British actress and singer (1886–1968)

Doris Mary Stocker (Lady Segrave) (1886 - 16 December 1968) was a British actress and singer, especially in Edwardian musical comedy.

==Early life and career==
She was born in Bombay in India in 1886, the second of three children of George Stocker (1857–1929), an engineer, and Mary Dunn née Johnston (1862–1946). While her father remained in India for work her mother returned to England with the children where they lived in London from at least 1891 to 1911. Her older sister Blanche Stocker was also a stage actress and singer.

Stocker began her career as a chorus girl under George Edwardes at the Gaiety Theatre in London and soon played roles in West End theatres: Grace Hufnagle in Captain Kidd at Wyndham's Theatre (1904); Angy Loftus in The Cingalee at Daly's Theatre (1904); Pepzi in A Waltz Dream at Daly's (1911); Lady Diana Camden in Theodore & Co at the Gaiety (1912); Gipsy Dancer in Gipsy Love at Daly's (1912); and the Honorable Baby Vereker in To-Night's the Night at the Shubert Theatre in New York (1914), repeating the role in London at the Gaiety (1915).

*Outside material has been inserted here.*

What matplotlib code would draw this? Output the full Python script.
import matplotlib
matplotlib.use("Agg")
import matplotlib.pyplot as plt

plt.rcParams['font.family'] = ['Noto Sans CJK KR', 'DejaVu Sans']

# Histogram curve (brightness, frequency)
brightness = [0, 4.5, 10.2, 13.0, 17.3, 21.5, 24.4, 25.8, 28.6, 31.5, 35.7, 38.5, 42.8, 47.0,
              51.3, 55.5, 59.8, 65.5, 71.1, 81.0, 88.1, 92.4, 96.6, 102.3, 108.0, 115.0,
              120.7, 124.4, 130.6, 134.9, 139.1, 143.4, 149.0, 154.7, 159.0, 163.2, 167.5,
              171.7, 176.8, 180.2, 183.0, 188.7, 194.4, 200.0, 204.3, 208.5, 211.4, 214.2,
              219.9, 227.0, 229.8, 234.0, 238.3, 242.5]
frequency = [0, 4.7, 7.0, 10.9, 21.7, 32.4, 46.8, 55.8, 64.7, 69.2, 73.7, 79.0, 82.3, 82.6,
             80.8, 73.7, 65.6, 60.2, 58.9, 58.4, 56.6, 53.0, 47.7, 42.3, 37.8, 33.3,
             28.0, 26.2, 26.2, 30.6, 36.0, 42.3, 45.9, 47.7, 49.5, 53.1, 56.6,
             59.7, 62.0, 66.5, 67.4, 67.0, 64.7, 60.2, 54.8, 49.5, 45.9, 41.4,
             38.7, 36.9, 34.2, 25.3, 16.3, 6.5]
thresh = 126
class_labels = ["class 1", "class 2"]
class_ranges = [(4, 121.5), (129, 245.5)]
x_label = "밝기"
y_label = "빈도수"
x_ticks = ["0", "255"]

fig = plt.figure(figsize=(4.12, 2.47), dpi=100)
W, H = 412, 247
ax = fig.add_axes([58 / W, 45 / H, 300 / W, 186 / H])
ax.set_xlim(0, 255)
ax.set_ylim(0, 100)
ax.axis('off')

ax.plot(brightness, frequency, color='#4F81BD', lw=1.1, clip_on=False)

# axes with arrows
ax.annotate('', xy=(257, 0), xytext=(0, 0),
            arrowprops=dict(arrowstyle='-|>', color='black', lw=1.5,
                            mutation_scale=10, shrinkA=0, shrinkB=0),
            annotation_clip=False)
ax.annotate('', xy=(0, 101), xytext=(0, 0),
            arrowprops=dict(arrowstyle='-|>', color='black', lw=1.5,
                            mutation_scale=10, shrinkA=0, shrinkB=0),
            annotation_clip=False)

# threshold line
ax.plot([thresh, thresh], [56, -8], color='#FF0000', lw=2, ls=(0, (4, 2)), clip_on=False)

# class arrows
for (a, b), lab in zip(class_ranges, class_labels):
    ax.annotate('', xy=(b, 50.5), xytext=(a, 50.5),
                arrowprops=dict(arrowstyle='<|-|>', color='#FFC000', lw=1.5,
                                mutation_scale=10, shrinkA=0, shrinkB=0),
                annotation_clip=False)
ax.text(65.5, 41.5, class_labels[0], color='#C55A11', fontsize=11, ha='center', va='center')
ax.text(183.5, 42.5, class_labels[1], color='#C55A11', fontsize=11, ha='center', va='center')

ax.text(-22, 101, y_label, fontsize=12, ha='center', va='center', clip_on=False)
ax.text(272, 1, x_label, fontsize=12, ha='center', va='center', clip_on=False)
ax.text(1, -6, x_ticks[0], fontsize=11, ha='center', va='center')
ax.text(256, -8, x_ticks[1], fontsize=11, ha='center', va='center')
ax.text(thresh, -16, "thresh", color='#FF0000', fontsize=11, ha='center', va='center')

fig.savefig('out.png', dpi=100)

==War, marriage and death==
In 1915 at the height of World War I she accompanied Sylvia Brett and Charles Vyner Brooke, whom she hardly knew, on a Japanese steamer to Sarawak, Malaysia, to visit Charles Brooke, the Rajah of Sarawak.

At Marylebone, London, on 4 October 1917 she married Sir Henry O'Neal De Hane Segrave (1896–1930), then serving in the war as a Captain in the Royal Warwickshire Regiment and the Royal Flying Corps. After her marriage she retired from the stage.

Stocker died in Kensington, London, in 1968, leaving £76,135 in her will.